Question

Identify each number as real, complex, pure imaginary, or nonreal complex. (More than one of these descriptions will apply. )$$5+i$$

Answer

**step1** Decomposing the number into its fundamental parts

The given number is $$5+i$$. To understand its nature, we must examine its fundamental components. This number is composed of two distinct types of parts: a numerical part, which is 5, and an imaginary part, which is 'i' (representing 1 multiplied by the imaginary unit).

**step2** Determining if the number is real

A number is considered "real" if it can be precisely located on the standard number line and contains no component involving the imaginary unit 'i'. Since the number $$5+i$$ clearly contains the imaginary unit 'i', it possesses an imaginary component that is not zero. Therefore, $$5+i$$ is not a real number.
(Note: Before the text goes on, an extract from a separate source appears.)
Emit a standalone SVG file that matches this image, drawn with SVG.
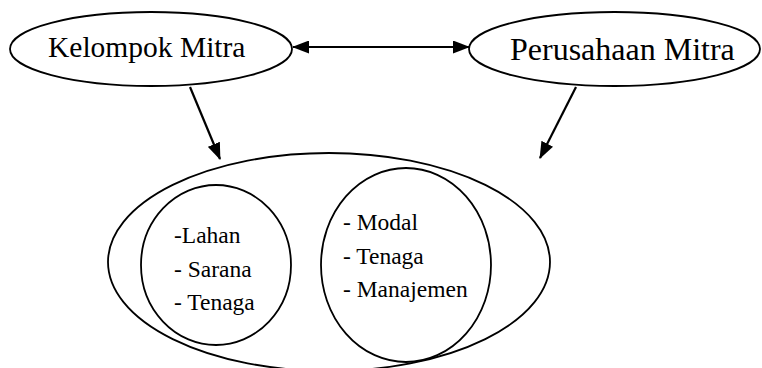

**step3** Determining if the number is complex

A "complex" number is a fundamental category that encompasses any number that can be expressed in the form of a real part combined with an imaginary part. The given number $$5+i$$ perfectly fits this definition, as 5 serves as the real part and 'i' (or 1 multiplied by 'i') functions as the imaginary part. Consequently, $$5+i$$ is indeed a complex number.

**step4** Determining if the number is pure imaginary

A number is classified as "pure imaginary" if its real part is exactly zero, meaning it consists solely of a non-zero part involving the imaginary unit 'i'. Examples include numbers like $$3i$$ or $$-2i$$. Since the number $$5+i$$ has a real part of 5, which is not zero, it is not a pure imaginary number.

**step5** Determining if the number is nonreal complex

A "nonreal complex" number is defined as a complex number that possesses a non-zero imaginary part. This distinction means it is a complex number that is not purely real. As the number $$5+i$$ contains 'i' (an imaginary part that is unequivocally not zero), it satisfies this criterion. Therefore, $$5+i$$ is a nonreal complex number.

**step6** Concluding the classification

Based on our rigorous analysis of its fundamental parts and the definitions of each number type, the number $$5+i$$ can be accurately identified as both a **complex** number and a **nonreal complex** number.